Mr. Goldstein recommended keeping cash reserves on hand to cover home maintenance and repairs.

“You don’t think about things like replacing the roof or the water heater when you are a renter, but homeowners need to have money on hand to pay for things like that and even just to pay for their moving expenses,” Mr. Goldstein said.

Mr. Goldstein said homeowners should make sure their housing payments and all other debts do not exceed 36 percent of their gross monthly income to be comfortable with their monthly payments.

“Some people feel they can afford to spend more than that, and others want to spend less,” Mr. Goldstein said. “Some loan programs will even allow people to have 50 percent of their gross income going to their debt (including mortgage costs) but those are limited to people with excellent credit.”

Mr. Goldstein said lenders generally require a minimum credit score of 620 for a borrower to qualify for a mortgage, with a minimum credit score of 720 to qualify for the lowest interest rates. In addition, lenders are looking for a job history of at least two years and require complete documentation of all income and assets.

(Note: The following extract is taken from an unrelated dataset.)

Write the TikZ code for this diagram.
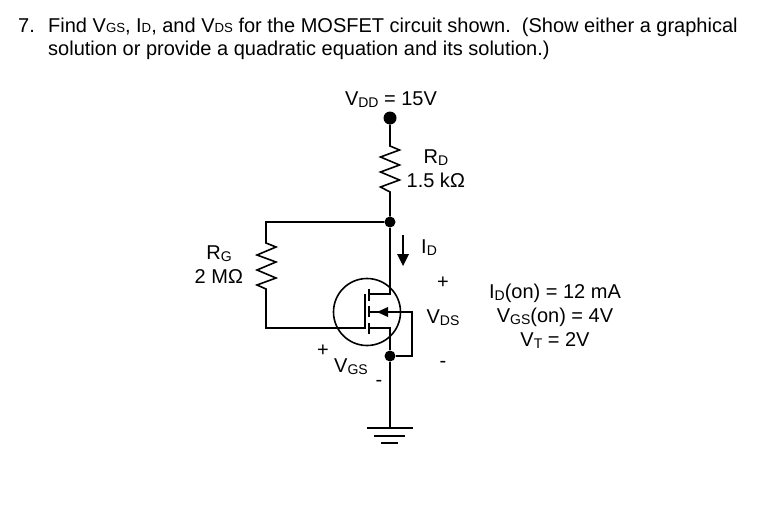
\documentclass[tikz,border=0pt]{standalone}
\usepackage{fontspec}
\setmainfont{Liberation Sans}
\usetikzlibrary{arrows.meta}
\newcommand{\sbs}[1]{\raisebox{-2.5pt}{\fontsize{14}{14}\selectfont #1}}
\newcommand{\sbt}[1]{{\fontsize{13.2}{14}\selectfont #1}}
\tikzset{
  wire/.style={line width=1.6pt,line join=miter,black},
  dot/.style={circle,fill=black,inner sep=0pt,minimum size=#1},
  lab/.style={inner sep=0pt,font=\fontsize{20}{24}\selectfont,text=black},
}
\begin{document}
\begin{tikzpicture}[x=1pt,y=-1pt]
\useasboundingbox[fill=white] (0,0) rectangle (775,514);
% question text
\node[lab,anchor=base west] (num) at (18,32) {7.};
\node[lab,anchor=base west] (q1) at (48,32) {Find V\sbt{GS}, I\sbt{D}, and V\sbt{DS} for the MOSFET circuit shown.\ \ (Show either a graphical};
\node[lab,anchor=base west] (q2) at (48,55) {solution or provide a quadratic equation and its solution.)};
% nodes on the main wire
\node[dot=13pt] (vdd) at (390,118) {};
\coordinate (rdt) at (390,146);
\coordinate (rdb) at (390,192);
\node[dot=11pt] (j1) at (390,222) {};
\coordinate (dr) at (390,294);
\coordinate (so) at (390,328);
\node[dot=11pt] (j2) at (390,356) {};
\coordinate (gnd) at (390,428);
% RD
\draw[wire] (vdd) -- (rdt) -- (399.5,150) -- (380.5,157) -- (399.5,165) -- (380.5,172) -- (399.5,180) -- (380.5,187) -- (rdb) -- (j1);
% RG
\coordinate (tl) at (266,222);
\coordinate (bl) at (266,328);
\coordinate (gb) at (365,328);
\coordinate (gt) at (365,294);
\draw[wire] (j1) -- (tl) -- (266,243) -- (276,247) -- (257,255) -- (276,262) -- (257,270) -- (276,278) -- (257,285) -- (266,289) -- (bl) -- (gb) -- (gt);
% MOSFET
\node[circle,draw=black,line width=1.6pt,inner sep=0pt,minimum size=67pt] (m) at (367,312) {};
\draw[wire] (j1) -- (dr) -- (369,294);
\draw[wire] (j2) -- (so) -- (369,328);
\draw[wire] (369,289) -- (369,301);
\draw[wire] (369,306) -- (369,317);
\draw[wire] (369,323) -- (369,334);
\coordinate (bd) at (412,312);
\coordinate (bb) at (412,356);
\draw[wire] (369,312) -- (bd) -- (bb) -- (j2);
\fill[black] (377,312) -- (388,307) -- (388,317) -- cycle;
% ground
\draw[wire] (j2) -- (gnd);
\draw[wire] (367,428) -- (413,428);
\draw[wire] (374,436) -- (405,436);
\draw[wire] (381,443) -- (398,443);
% ID arrow
\coordinate (ia) at (403,235);
\coordinate (ib) at (403,266);
\draw[wire] (ia) -- (403,255);
\fill[black] (ib) -- (397,254) -- (409,254) -- cycle;
% labels
\node[lab,anchor=base] (lvdd) at (391,105) {V\sbs{DD} = 15V};
\node[lab,anchor=base] (lrd) at (436,163) {R\sbs{D}};
\node[lab,anchor=base] (lrdv) at (436,187) {1.5 k\textohm};
\node[lab,anchor=base] (lrg) at (219,259) {R\sbs{G}};
\node[lab,anchor=base] (lrgv) at (219,283) {2 M\textohm};
\node[lab,anchor=base west] (lid) at (421,253) {I\sbs{D}};
\node[lab,anchor=base] (p1) at (443,288) {+};
\node[lab,anchor=base] (lvds) at (443,323) {V\sbs{DS}};
\node[lab,anchor=base] (m1) at (443,367) {-};
\node[lab,anchor=base] (p2) at (323,356) {+};
\node[lab,anchor=base] (lvgs) at (351,372) {V\sbs{GS}};
\node[lab,anchor=base] (m2) at (379,386) {-};
\node[lab,anchor=base] (e1) at (555,298) {I\sbs{D}(on) = 12 mA};
\node[lab,anchor=base] (e2) at (555,322) {V\sbs{GS}(on) = 4V};
\node[lab,anchor=base] (e3) at (555,346) {V\sbs{T} = 2V};
\end{tikzpicture}
\end{document}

“One way I recommend that prospective buyers prepare for homeownership is to take the difference between their current rent and their prospective mortgage payment and put that money in a savings account each month,” Mr. Goldstein said. “That way, they get used to the monthly payment and make sure they are comfortable with it, rather than finding out six months after they bought a house that they are paying too much for their mortgage.”